The spiritual journey is also a quest for truth that compels us to ask why. There is so much we don't know, and we must be asking why, and really want to know, in order to grow. He is saying that life is full of mystery because God wants us to be mystified, for this stimulates curiosity and leads man to discover more and more of the truth. He writes again, "In my practice, my patience would sometimes say to me, not in a psychotic but in an ordinary existential way, "Gee, Dr. Peck, I'm so confused," and I would say, "That's wonderful!" And they would say, "What do you mean? It's awful." And I would say, "No, no, it means that you're blessed." And they would say, "What? It feels terrible. How can I be blessed? And I would say, "You know, when Jesus gave His big sermon, the first words out of His mouth were: 'Blessed are the poor in spirit.'" There are a number of ways to translate "Poor in spirit," but on an intellectual level, the best translation is "confused." Blessed are the confused. If you ask why Jesus might have said that, then I must point out to you that confusion leads to a search for clarification and with that search comes a great deal of learning."

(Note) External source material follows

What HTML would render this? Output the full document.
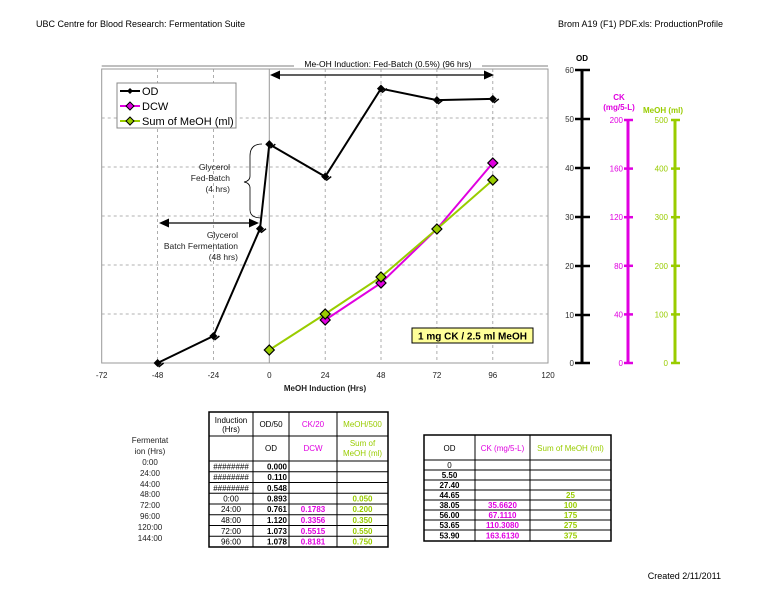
<!DOCTYPE html>
<html><head><meta charset="utf-8"><style>
body{margin:0;background:#fff;}
svg{display:block;font-family:"Liberation Sans",sans-serif;}
</style></head><body>
<svg width="776" height="600" viewBox="0 0 776 600" xmlns="http://www.w3.org/2000/svg">
<text x="36" y="27" font-size="9">UBC Centre for Blood Research: Fermentation Suite</text>
<text x="723" y="27" font-size="9" text-anchor="end">Brom A19 (F1) PDF.xls: ProductionProfile</text>
<text x="721" y="579" font-size="9" text-anchor="end">Created 2/11/2011</text>

<rect x="101.7" y="69" width="446.3" height="294" fill="none" stroke="#999" stroke-width="1"/>
<g stroke="#999" stroke-dasharray="3,3" stroke-width="0.8">
<line x1="157.6" y1="69" x2="157.6" y2="363"/><line x1="213.4" y1="69" x2="213.4" y2="363"/>
<line x1="325.2" y1="69" x2="325.2" y2="363"/><line x1="381" y1="69" x2="381" y2="363"/>
<line x1="436.9" y1="69" x2="436.9" y2="363"/><line x1="492.8" y1="69" x2="492.8" y2="363"/>
<line x1="101.7" y1="314" x2="548" y2="314"/><line x1="101.7" y1="265" x2="548" y2="265"/>
<line x1="101.7" y1="216" x2="548" y2="216"/><line x1="101.7" y1="167" x2="548" y2="167"/>
<line x1="101.7" y1="118" x2="548" y2="118"/>
</g>
<line x1="269.3" y1="69" x2="269.3" y2="363" stroke="#999"/>
<g font-size="8" text-anchor="middle" fill="#222">
<text x="101.7" y="378">-72</text><text x="157.6" y="378">-48</text><text x="213.4" y="378">-24</text>
<text x="269.3" y="378">0</text><text x="325.2" y="378">24</text><text x="381" y="378">48</text>
<text x="436.9" y="378">72</text><text x="492.8" y="378">96</text><text x="548" y="378">120</text>
<text x="325" y="391" font-weight="bold">MeOH Induction (Hrs)</text>
</g>

<line x1="101.7" y1="66" x2="294" y2="66" stroke="#000" stroke-width="0.6"/>
<line x1="482" y1="66" x2="548" y2="66" stroke="#000" stroke-width="0.6"/>
<text x="388" y="67" font-size="8.5" text-anchor="middle">Me-OH Induction: Fed-Batch (0.5%) (96 hrs)</text>
<line x1="278" y1="75" x2="485" y2="75" stroke="#000" stroke-width="1.3"/>
<polygon points="270,75 280,70.5 280,79.5" fill="#000"/>
<polygon points="494,75 484,70.5 484,79.5" fill="#000"/>
<line x1="168" y1="223" x2="250" y2="223" stroke="#000" stroke-width="1.3"/>
<polygon points="159,223 169,218.5 169,227.5" fill="#000"/>
<polygon points="259,223 249,218.5 249,227.5" fill="#000"/>
<g font-size="8.5" text-anchor="end" fill="#222">
<text x="230" y="170">Glycerol</text><text x="230" y="181">Fed-Batch</text><text x="230" y="192">(4 hrs)</text>
<text x="238" y="238">Glycerol</text><text x="238" y="249">Batch Fermentation</text><text x="238" y="260">(48 hrs)</text>
</g>
<path d="M262,144 Q250,144 250,156 L250,176 Q250,181 244,182 Q250,183 250,188 L250,210 Q250,218 262,218" fill="none" stroke="#000" stroke-width="0.8"/>

<polyline points="157.6,363 213.4,336 260,228.7 269.3,144.2 325.2,176.6 381,88.6 436.9,100.1 492.8,98.9" fill="none" stroke="#000" stroke-width="2"/>
<g fill="#000" stroke="#000" stroke-width="1.5">
<g transform="translate(157.6,363)"><polygon points="0,-3 3,0 0,3 -3,0"/><line x1="1" y1="4" x2="6" y2="0"/></g>
<g transform="translate(213.4,336)"><polygon points="0,-3 3,0 0,3 -3,0"/><line x1="1" y1="4" x2="6" y2="0"/></g>
<g transform="translate(260,228.7)"><polygon points="0,-3 3,0 0,3 -3,0"/><line x1="1" y1="4" x2="6" y2="0"/></g>
<g transform="translate(269.3,144.2)"><polygon points="0,-3 3,0 0,3 -3,0"/><line x1="1" y1="4" x2="6" y2="0"/></g>
<g transform="translate(325.2,176.6)"><polygon points="0,-3 3,0 0,3 -3,0"/><line x1="1" y1="4" x2="6" y2="0"/></g>
<g transform="translate(381,88.6)"><polygon points="0,-3 3,0 0,3 -3,0"/><line x1="1" y1="4" x2="6" y2="0"/></g>
<g transform="translate(436.9,100.1)"><polygon points="0,-3 3,0 0,3 -3,0"/><line x1="1" y1="4" x2="6" y2="0"/></g>
<g transform="translate(492.8,98.9)"><polygon points="0,-3 3,0 0,3 -3,0"/><line x1="1" y1="4" x2="6" y2="0"/></g>
</g>

<polyline points="325.2,320 381,283 436.9,229 492.8,163" fill="none" stroke="#e000e0" stroke-width="2"/>
<polyline points="269.3,350 325.2,314 381,277 436.9,229 492.8,180" fill="none" stroke="#99cc00" stroke-width="2"/>
<g stroke="#000" stroke-width="1.2">
<g fill="#e000e0">
<polygon points="325.2,315 330.2,320 325.2,325 320.2,320"/><polygon points="381,278 386,283 381,288 376,283"/>
<polygon points="492.8,158 497.8,163 492.8,168 487.8,163"/>
</g>
<g fill="#99cc00">
<polygon points="269.3,345 274.3,350 269.3,355 264.3,350"/><polygon points="325.2,309 330.2,314 325.2,319 320.2,314"/>
<polygon points="381,272 386,277 381,282 376,277"/><polygon points="436.9,224 441.9,229 436.9,234 431.9,229"/>
<polygon points="492.8,175 497.8,180 492.8,185 487.8,180"/>
</g>
</g>

<rect x="117" y="83" width="119" height="45" fill="#fff" stroke="#888"/>
<line x1="120" y1="91" x2="140" y2="91" stroke="#000" stroke-width="2"/><polygon points="130,88 133,91 130,94 127,91"/>
<line x1="120" y1="106" x2="140" y2="106" stroke="#e000e0" stroke-width="2"/><polygon points="130,102 134,106 130,110 126,106" fill="#e000e0" stroke="#000"/>
<line x1="120" y1="121" x2="140" y2="121" stroke="#99cc00" stroke-width="2"/><polygon points="130,117 134,121 130,125 126,121" fill="#99cc00" stroke="#000"/>
<g font-size="11"><text x="142" y="95">OD</text><text x="142" y="110">DCW</text><text x="142" y="125">Sum of MeOH (ml)</text></g>

<rect x="412" y="328" width="121" height="15" fill="#ffff99" stroke="#000"/>
<text x="472.5" y="339.5" font-size="10" font-weight="bold" text-anchor="middle">1 mg CK / 2.5 ml MeOH</text>

<text x="582" y="61" font-size="8" font-weight="bold" text-anchor="middle">OD</text>
<line x1="582" y1="70" x2="582" y2="363" stroke="#000" stroke-width="3"/>
<g stroke="#000" stroke-width="2.5">
<line x1="575" y1="70" x2="590" y2="70"/><line x1="575" y1="119" x2="590" y2="119"/><line x1="575" y1="168" x2="590" y2="168"/>
<line x1="575" y1="217" x2="590" y2="217"/><line x1="575" y1="266" x2="590" y2="266"/><line x1="575" y1="315" x2="590" y2="315"/><line x1="575" y1="363" x2="590" y2="363"/>
</g>
<g font-size="8" text-anchor="end" fill="#333">
<text x="574" y="73">60</text><text x="574" y="122">50</text><text x="574" y="171">40</text><text x="574" y="220">30</text>
<text x="574" y="269">20</text><text x="574" y="318">10</text><text x="574" y="366">0</text>
</g>
<g fill="#e000e0" font-size="8" font-weight="bold" text-anchor="middle"><text x="619" y="100">CK</text><text x="619" y="110">(mg/5-L)</text></g>
<line x1="628" y1="120" x2="628" y2="363" stroke="#e000e0" stroke-width="3"/>
<g stroke="#e000e0" stroke-width="2.5">
<line x1="624" y1="120" x2="633" y2="120"/><line x1="624" y1="168.6" x2="633" y2="168.6"/><line x1="624" y1="217.2" x2="633" y2="217.2"/>
<line x1="624" y1="265.8" x2="633" y2="265.8"/><line x1="624" y1="314.4" x2="633" y2="314.4"/><line x1="624" y1="363" x2="633" y2="363"/>
</g>
<g font-size="8" text-anchor="end" fill="#e000e0">
<text x="623" y="123">200</text><text x="623" y="171.6">160</text><text x="623" y="220.2">120</text>
<text x="623" y="268.8">80</text><text x="623" y="317.4">40</text><text x="623" y="366">0</text>
</g>
<text x="663" y="113" font-size="8" font-weight="bold" fill="#99cc00" text-anchor="middle">MeOH (ml)</text>
<line x1="675" y1="120" x2="675" y2="363" stroke="#99cc00" stroke-width="3"/>
<g stroke="#99cc00" stroke-width="2.5">
<line x1="671" y1="120" x2="680" y2="120"/><line x1="671" y1="168.6" x2="680" y2="168.6"/><line x1="671" y1="217.2" x2="680" y2="217.2"/>
<line x1="671" y1="265.8" x2="680" y2="265.8"/><line x1="671" y1="314.4" x2="680" y2="314.4"/><line x1="671" y1="363" x2="680" y2="363"/>
</g>
<g font-size="8" text-anchor="end" fill="#99cc00">
<text x="668" y="123">500</text><text x="668" y="171.6">400</text><text x="668" y="220.2">300</text>
<text x="668" y="268.8">200</text><text x="668" y="317.4">100</text><text x="668" y="366">0</text>
</g>

<g font-size="8" text-anchor="middle" fill="#222">
<text x="150" y="443">Fermentat</text><text x="150" y="454">ion (Hrs)</text>
<text x="150" y="465">0:00</text><text x="150" y="476">24:00</text><text x="150" y="487">44:00</text><text x="150" y="497">48:00</text>
<text x="150" y="508">72:00</text><text x="150" y="519">96:00</text><text x="150" y="530">120:00</text><text x="150" y="541">144:00</text>
</g>
<g stroke="#000" fill="none">
<rect x="209" y="412" width="179" height="135" stroke-width="1.5"/>
<line x1="209" y1="436" x2="388" y2="436"/><line x1="209" y1="461" x2="388" y2="461"/>
<line x1="253" y1="412" x2="253" y2="547"/><line x1="289" y1="412" x2="289" y2="547"/><line x1="337" y1="412" x2="337" y2="547"/>
<line x1="209" y1="471.7" x2="388" y2="471.7"/><line x1="209" y1="482.5" x2="388" y2="482.5"/><line x1="209" y1="493.2" x2="388" y2="493.2"/>
<line x1="209" y1="504" x2="388" y2="504"/><line x1="209" y1="514.7" x2="388" y2="514.7"/><line x1="209" y1="525.5" x2="388" y2="525.5"/><line x1="209" y1="536.2" x2="388" y2="536.2"/>
</g>
<g font-size="8" text-anchor="middle">
<text x="231" y="423">Induction</text><text x="231" y="432">(Hrs)</text><text x="271" y="427">OD/50</text>
<text x="313" y="427" fill="#e000e0">CK/20</text><text x="362.5" y="427" fill="#99cc00">MeOH/500</text>
<text x="271" y="451">OD</text><text x="313" y="451" fill="#e000e0">DCW</text>
<text x="362.5" y="446" fill="#99cc00">Sum of</text><text x="362.5" y="456" fill="#99cc00">MeOH (ml)</text>
<text x="231" y="469.5">########</text><text x="231" y="480">########</text><text x="231" y="491">########</text>
<text x="231" y="501.5">0:00</text><text x="231" y="512">24:00</text><text x="231" y="523">48:00</text><text x="231" y="534">72:00</text><text x="231" y="544.5">96:00</text>
</g>
<g font-size="8" font-weight="bold" text-anchor="end">
<text x="287" y="469.5">0.000</text><text x="287" y="480">0.110</text><text x="287" y="491">0.548</text><text x="287" y="501.5">0.893</text>
<text x="287" y="512">0.761</text><text x="287" y="523">1.120</text><text x="287" y="534">1.073</text><text x="287" y="544.5">1.078</text>
</g>
<g font-size="8" font-weight="bold" text-anchor="middle" fill="#e000e0">
<text x="313" y="512">0.1783</text><text x="313" y="523">0.3356</text><text x="313" y="534">0.5515</text><text x="313" y="544.5">0.8181</text>
</g>
<g font-size="8" font-weight="bold" text-anchor="middle" fill="#99cc00">
<text x="362.5" y="501.5">0.050</text><text x="362.5" y="512">0.200</text><text x="362.5" y="523">0.350</text><text x="362.5" y="534">0.550</text><text x="362.5" y="544.5">0.750</text>
</g>

<g stroke="#000" fill="none">
<rect x="424" y="435" width="187" height="106" stroke-width="1.5"/>
<line x1="424" y1="460" x2="611" y2="460"/>
<line x1="475" y1="435" x2="475" y2="541"/><line x1="530" y1="435" x2="530" y2="541"/>
<line x1="424" y1="470" x2="611" y2="470"/><line x1="424" y1="480" x2="611" y2="480"/><line x1="424" y1="490" x2="611" y2="490"/>
<line x1="424" y1="500" x2="611" y2="500"/><line x1="424" y1="510" x2="611" y2="510"/><line x1="424" y1="520" x2="611" y2="520"/><line x1="424" y1="530" x2="611" y2="530"/>
</g>
<g font-size="8" text-anchor="middle">
<text x="449.5" y="451">OD</text><text x="502.5" y="451" fill="#e000e0">CK (mg/5-L)</text><text x="570.5" y="451" fill="#99cc00">Sum of MeOH (ml)</text>
<text x="449.5" y="468">0</text>
</g>
<g font-size="8" font-weight="bold" text-anchor="middle">
<text x="449.5" y="478">5.50</text><text x="449.5" y="488">27.40</text><text x="449.5" y="498">44.65</text><text x="449.5" y="508">38.05</text>
<text x="449.5" y="518">56.00</text><text x="449.5" y="528">53.65</text><text x="449.5" y="538.5">53.90</text>
<g fill="#e000e0"><text x="502.5" y="508">35.6620</text><text x="502.5" y="518">67.1110</text><text x="502.5" y="528">110.3080</text><text x="502.5" y="538.5">163.6130</text></g>
<g fill="#99cc00"><text x="570.5" y="498">25</text><text x="570.5" y="508">100</text><text x="570.5" y="518">175</text><text x="570.5" y="528">275</text><text x="570.5" y="538.5">375</text></g>
</g>
</svg>
</body></html>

Dr. Os Guiness says we cannot always know why about a lot of things in this life, but we can keep on seeking to know why, and meanwhile trust in the God who knows why. He knows the meaning of that which is meaningless to us, and we need not fear to be persistent in asking why until we discover some answers. Job could not find any answer that made sense to him. His friends had answers that he knew were wrong. All he could do is say, "Though he slay me yet will I trust him." Job sought for answers to his why, but meanwhile he trusted that God knew why and the end result was that he was right. God did know why, and Job was rewarded for trusting him when he didn't have an answer. God did not condemn him for asking why and seeking for answers because God wanted him to seek in order to reveal how little man really knows about why things are as they are in this world of so much suffering.

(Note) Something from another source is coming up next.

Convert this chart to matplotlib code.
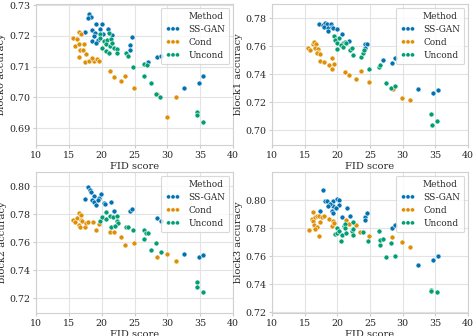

The gift of knowledge is for everyone to some degree, and to some in a great degree. The body of Christ needs to be intelligent in order to get anywhere in fulfilling the purpose of God. A body without brains may serve a purpose in a museum, but it is not an asset in the kingdom of God. But as important as this gift is, even at its highest level it is of no ultimate value without love. In chapter 13 verse 2 Paul writes, "If I have the gift of prophecy and can fathom all mysteries and all knowledge, and if I have a faith that can move mountains, but have not love, I am nothing. Lack of love spoils all the gifts. You can be a know it all and still not be an asset to the body if your knowledge makes you proud and unloving.

The church needs gifted people, but the number one need for every church is for loving people. A loving person who hasn't discovered their gift is more precious than one who is multi-gifted but unloving. This makes it clear then that the dividing of the intellect and emotions is meaningless. They are one, or they are nothing. You can't be a brain without a heart. The knowing person has to be a loving person or his knowing is of no value. Knowing this is one of the most precious gems that every Christian is to gain by their gift of knowledge. When you know that no gift is of value without love, you have arrived at a high level of the gift of knowledge.

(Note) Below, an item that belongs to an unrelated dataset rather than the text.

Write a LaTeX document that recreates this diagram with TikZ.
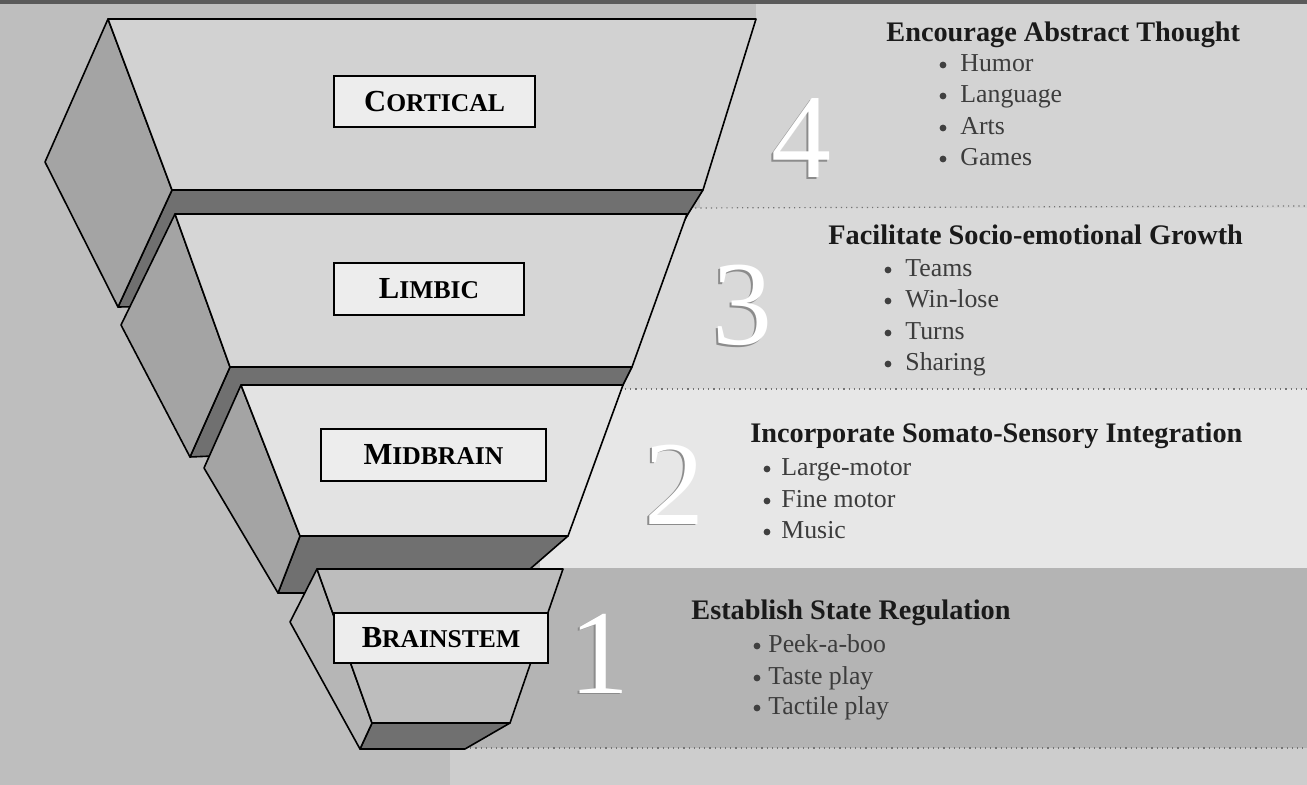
\documentclass[tikz,border=0pt]{standalone}
\usepackage{fontspec}
\setmainfont{Liberation Serif}
\definecolor{bgL}{HTML}{BEBEBE}
\definecolor{topdark}{HTML}{5A5A5A}
\definecolor{bandA}{HTML}{D3D3D3}
\definecolor{bandB}{HTML}{D9D9D9}
\definecolor{bandC}{HTML}{E7E7E7}
\definecolor{bandD}{HTML}{B4B4B4}
\definecolor{bandE}{HTML}{CDCDCD}
\definecolor{frontA}{HTML}{D2D2D2}
\definecolor{frontB}{HTML}{D6D6D6}
\definecolor{frontC}{HTML}{E3E3E3}
\definecolor{frontD}{HTML}{BDBDBD}
\definecolor{sidegray}{HTML}{A4A4A4}
\definecolor{botgray}{HTML}{707070}
\definecolor{boxgray}{HTML}{EDEDED}
\definecolor{inkgray}{HTML}{1A1A1A}
\newcommand{\headfont}{\fontsize{14.15}{17}\selectfont\bfseries}
\newcommand{\itemfont}{\fontsize{12.9}{15}\selectfont}
\newcommand{\numfont}{\fontsize{60}{60}\selectfont}
\newcommand{\lblcap}[2]{{\fontsize{15.3}{18}\selectfont\bfseries #1}{\fontsize{12.8}{15}\selectfont\bfseries #2}}
\tikzset{
  edgeline/.style={draw=black, line width=0.8pt, line join=round},
  sideface/.style={edgeline, fill=sidegray},
  botface/.style={edgeline, fill=botgray},
  lblbox/.style={draw=black, line width=0.8pt, fill=boxgray, inner sep=0pt},
  head/.style={anchor=base west, font=\headfont, inner sep=0pt, text=inkgray},
  item/.style={anchor=base west, font=\itemfont, inner sep=0pt, text=inkgray!85},
  bdot/.style={circle, fill=black!75, inner sep=0pt, minimum size=3.4pt},
  bignum/.style={font=\numfont, text=white, inner sep=0pt},
  bignumsh/.style={font=\numfont, text=black!45, inner sep=0pt},
  sep/.style={dotted, draw=black!55, line width=0.6pt}
}
\begin{document}
\begin{tikzpicture}[x=0.5pt,y=-0.5pt]
\useasboundingbox (0,0) rectangle (1307,785);
% background and bands
\fill[bgL] (0,0) rectangle (1307,785);
\fill[topdark] (0,0) rectangle (1307,4);
\fill[bandA] (700,19) rectangle (1307,208);
\fill[bandA] (756,4) rectangle (1307,19);
\fill[bandB] (600,208) rectangle (1307,389);
\fill[bandC] (540,389) rectangle (1307,568);
\fill[bandD] (450,568) rectangle (1307,748);
\fill[bandE] (450,748) rectangle (1307,785);
\draw[sep] (690,208) -- (1307,206);
\draw[sep] (625,389) -- (1307,389);
\draw[sep] (465,748) -- (1307,748);

% cortical slab
\filldraw[botface] (172,190) -- (703,190) -- (688,214) -- (640,300) -- (118,307) -- cycle;
\filldraw[sideface] (108,19) -- (45,162) -- (118,307) -- (172,190) -- cycle;
\filldraw[edgeline, fill=frontA] (108,19) -- (756,19) -- (703,190) -- (172,190) -- cycle;
% limbic slab
\filldraw[botface] (230,367) -- (632,367) -- (623,385) -- (580,440) -- (190,457) -- cycle;
\filldraw[sideface] (175,214) -- (121,325) -- (190,457) -- (230,367) -- cycle;
\filldraw[edgeline, fill=frontB] (175,214) -- (687,214) -- (632,367) -- (230,367) -- cycle;
% midbrain slab
\filldraw[botface] (300,536) -- (568,536) -- (530,569) -- (450,593) -- (278,593) -- cycle;
\filldraw[sideface] (241,385) -- (204,468) -- (278,593) -- (300,536) -- cycle;
\filldraw[edgeline, fill=frontC] (241,385) -- (623,385) -- (568,536) -- (300,536) -- cycle;
% brainstem slab
\filldraw[botface] (372,723) -- (510,723) -- (465,749) -- (360,749) -- cycle;
\filldraw[sideface, fill=sidegray!80!white] (317,569) -- (290,622) -- (360,749) -- (372,723) -- cycle;
\filldraw[edgeline, fill=frontD] (317,569) -- (563,569) -- (510,723) -- (372,723) -- cycle;

% labels
\node[lblbox, minimum width=100.5pt, minimum height=25.5pt] (cortical) at (434.5,101.5) {\lblcap{C}{ORTICAL}};
\node[lblbox, minimum width=95pt, minimum height=26pt] (limbic) at (429,289) {\lblcap{L}{IMBIC}};
\node[lblbox, minimum width=112.5pt, minimum height=26pt] (midbrain) at (433.5,455) {\lblcap{M}{IDBRAIN}};
\node[lblbox, minimum width=107pt, minimum height=25pt] (brainstem) at (441,638) {\lblcap{B}{RAINSTEM}};

% big numbers
\node[bignumsh] (n4s) at (799.5,140) {4};
\node[bignum] (n4) at (801,138.5) {4};
\node[bignumsh] (n3s) at (740.5,307) {3};
\node[bignum] (n3) at (742,305.5) {3};
\node[bignumsh] (n2s) at (672.5,486) {2};
\node[bignum] (n2) at (674,484.5) {2};
\node[bignumsh] (n1s) at (597.5,655) {1};
\node[bignum] (n1) at (599,653.5) {1};

% level 4
\node[head] (h4) at (886,42) {Encourage Abstract Thought};
\node[bdot] (d4a) at (943,65) {}; \node[item] (i4a) at (960,72) {Humor};
\node[bdot] (d4b) at (943,96) {}; \node[item] (i4b) at (960,103) {Language};
\node[bdot] (d4c) at (943,128) {}; \node[item] (i4c) at (960,135) {Arts};
\node[bdot] (d4d) at (943,159) {}; \node[item] (i4d) at (960,166) {Games};
% level 3
\node[head] (h3) at (828,245) {Facilitate Socio-emotional Growth};
\node[bdot] (d3a) at (888,270) {}; \node[item] (i3a) at (905,277) {Teams};
\node[bdot] (d3b) at (888,301) {}; \node[item] (i3b) at (905,308) {Win-lose};
\node[bdot] (d3c) at (888,333) {}; \node[item] (i3c) at (905,340) {Turns};
\node[bdot] (d3d) at (888,364) {}; \node[item] (i3d) at (905,371) {Sharing};
% level 2
\node[head] (h2) at (750,443) {Incorporate Somato-Sensory Integration};
\node[bdot] (d2a) at (767,469) {}; \node[item] (i2a) at (781,476) {Large-motor};
\node[bdot] (d2b) at (767,501) {}; \node[item] (i2b) at (781,508) {Fine motor};
\node[bdot] (d2c) at (767,532) {}; \node[item] (i2c) at (781,539) {Music};
% level 1
\node[head] (h1) at (691,620) {Establish State Regulation};
\node[bdot] (d1a) at (757,646) {}; \node[item] (i1a) at (768,653) {Peek-a-boo};
\node[bdot] (d1b) at (757,678) {}; \node[item] (i1b) at (768,685) {Taste play};
\node[bdot] (d1c) at (757,708) {}; \node[item] (i1c) at (768,715) {Tactile play};
\end{tikzpicture}
\end{document}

Tell a starving man that he needs food and explain the digestion system and he will probably not be very grateful for your profound insights and knowledge of the body. He would be grateful, however, if you could give him something to eat. The gift of knowledge in that context will not be as effective, as would be an act of love in sharing some food with him. It may be that knowledge will help him after he is fed, but until his basic need is met he will not be impressed with any knowledge. Every gift has its place, but when it is out of place it is like a nose on the bottom of your foot. It will be a pain, and it will hinder rather than help. Love is always appropriate, but it takes the gift of knowledge to know when other gifts are appropriate. May God bless us all with more and more of these gifts of wisdom and knowledge.